DHS Shutdown Could Slow Recovery at West Coast Ports, Kerlikowske Says

Excerpt from International Trade Today  |  By:  Brian Dabbs  |  February 24, 2015

MIAMI—Roughly 6,000 CBP support staff will face furlough if Department of Homeland Security
funding lapses at midnight on Feb. 27, potentially slowing the resumption of business at West Coast ports, said CBP Commissioner Gil Kerlikowske in a speech at the International Chamber of Commerce and U.S. Council for International Business symposium on Feb. 24. A shutdown would cut duty reimbursements and send home import specialists, other support staff and CBP officers in training, said Kerlikowske.

Seal_of_the_United_States_Department_of_Homeland_Security.svgThe DHS needs a “clean” funding bill to operate at maximum strength, he said. “This budget issue is just untenable,” said Kerlikowske. “I cannot tell you how much time and effort and money that we have spent planning for a lapse in funds. We have all these different terms … lapse, hiatus, etc. It’s a shutdown.”

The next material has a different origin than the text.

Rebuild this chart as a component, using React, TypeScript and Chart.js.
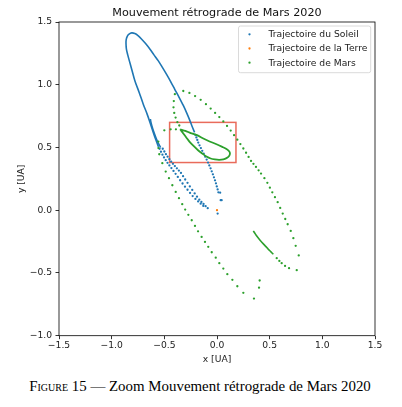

The furloughs will may make the effort to clear up West Coast port backlogs more difficult, Kerlikowske said. The Pacific Maritime Association and the International Labor and Warehouse Union reached a tentative deal in recent days to move forward with a new contract, after months of dispute in contract talks, as well as shutdowns and slowdowns at the ports. CBP leadership has put staff on overtime recently to try to bring commercial flow back to normal levels, but the DHS shutdown will scale back that increased focus, said Kerlikowske.

Furloughs also send a “lingering” message to government employees that they aren’t “essential,” the
qualification for retaining staff during shutdowns, Kerlikowske said. “People come back to work and they
say ‘Commissioner, you’re always telling us the back office, the work we do is really important, and on and on and on. Well, if it’s so important why does the government consider me not essential,” he said.

So far, 400 of the 2,000 additional CBP officers Congress authorized in fiscal year 2014 legislation are in the hiring process, but they’ll be sent home in the event of only a two-day shutdown, he added. “We send them all back to wherever they came from,” he said. “And then we say ‘oh, by the way, you’re not going to get a paycheck and, by the way, when we get back going again, we’ll bring you back to the academy.” Some of those employees in-training may then opt to get jobs in other fields, he said.